Frequently Asked Questions

Why won’t the steering wheel connect to the wheels?

This is almost always an alignment issue. The steering wheel column and the front wheel pin are keyed to fit only one way. Lift the steering wheel up slightly, rotate it 180 degrees, and try to reseat it. Wiggle it gently until it drops fully into place.

The car doesn’t move forward when I wiggle the steering wheel. What’s wrong?

This classic issue means the steering wheel was installed backward. When you sit on the car, the main front wheel should be in front of the two smaller “wiggle” wheels. If it’s the other way around, the physics won’t work. You’ll need to remove the steering wheel and rotate the entire front wheel assembly 180 degrees.

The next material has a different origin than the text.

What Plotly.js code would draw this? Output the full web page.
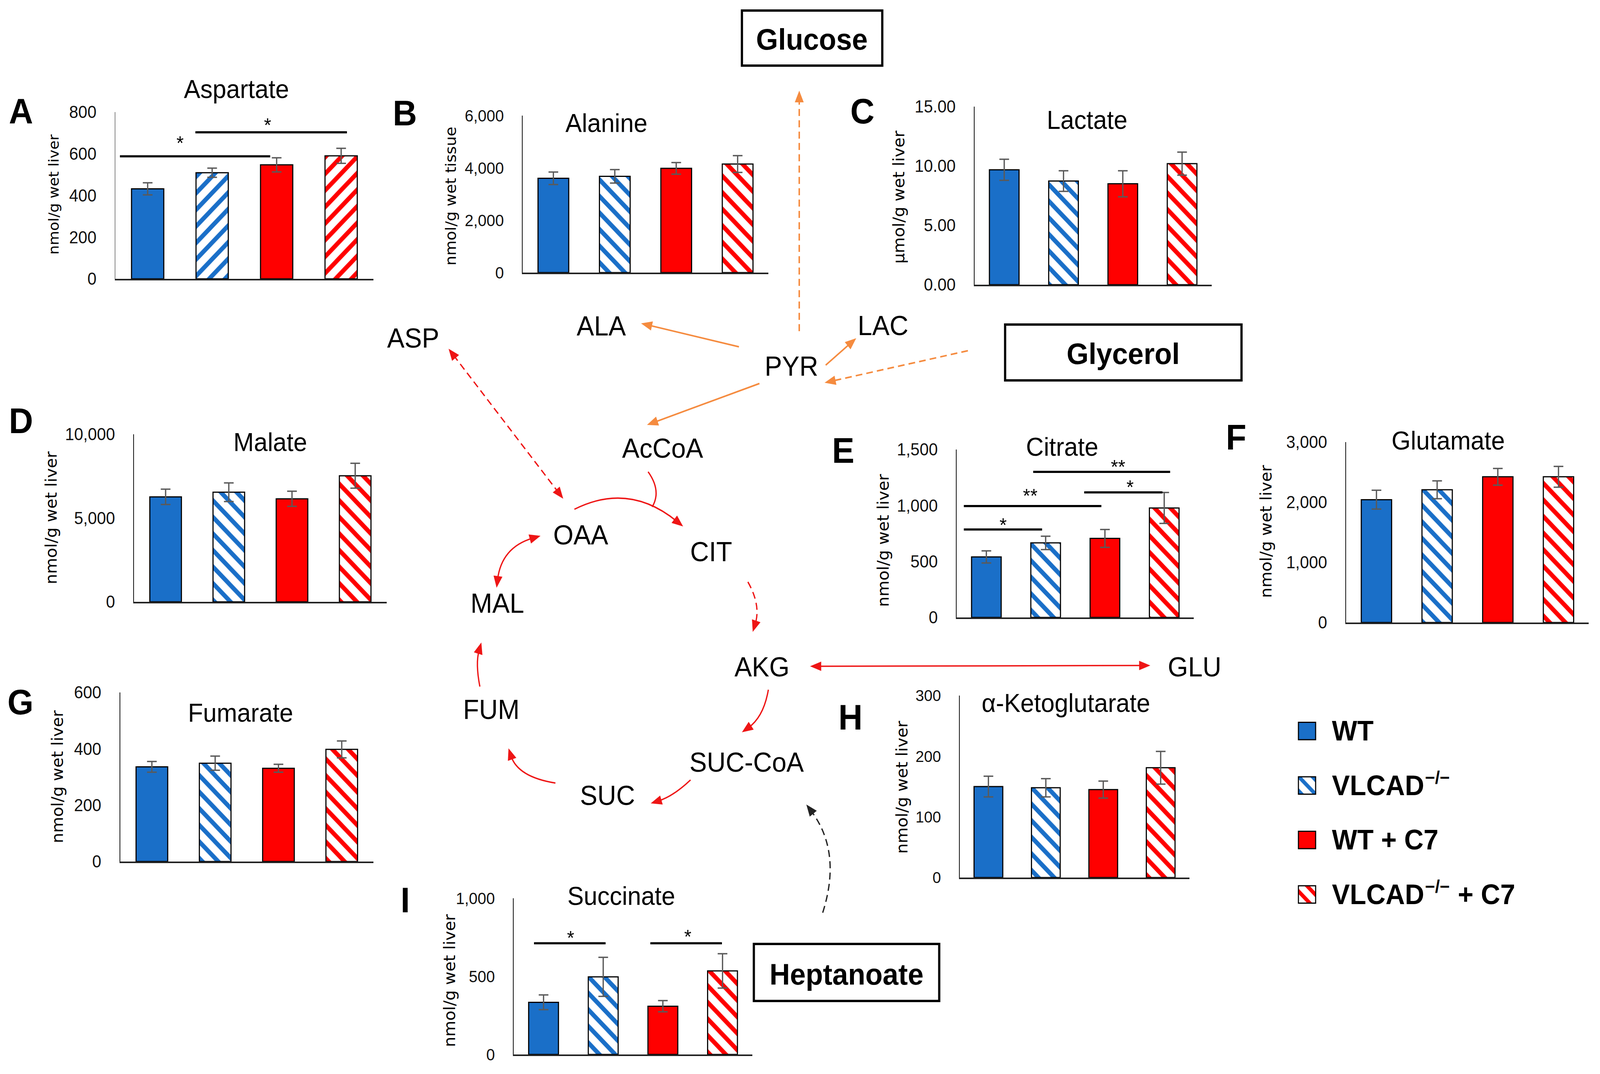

How long should assembly really take?

Once you have the parts unboxed and have this guide open, it shouldn’t take more than 15 minutes. The first time might take 20, but a second one will feel like you’re a pro, easily finishing in 10 minutes flat. The key is having the right tools ready to go.

Is it safe to use a regular hammer if I don’t have a rubber mallet?

I strongly advise against it. A steel hammer concentrates force and will likely crack the plastic wheel housings or the car body. If you are in a bind, you can wrap a towel around a regular hammer and tap very gently, but a rubber mallet is the correct and safest tool for the job.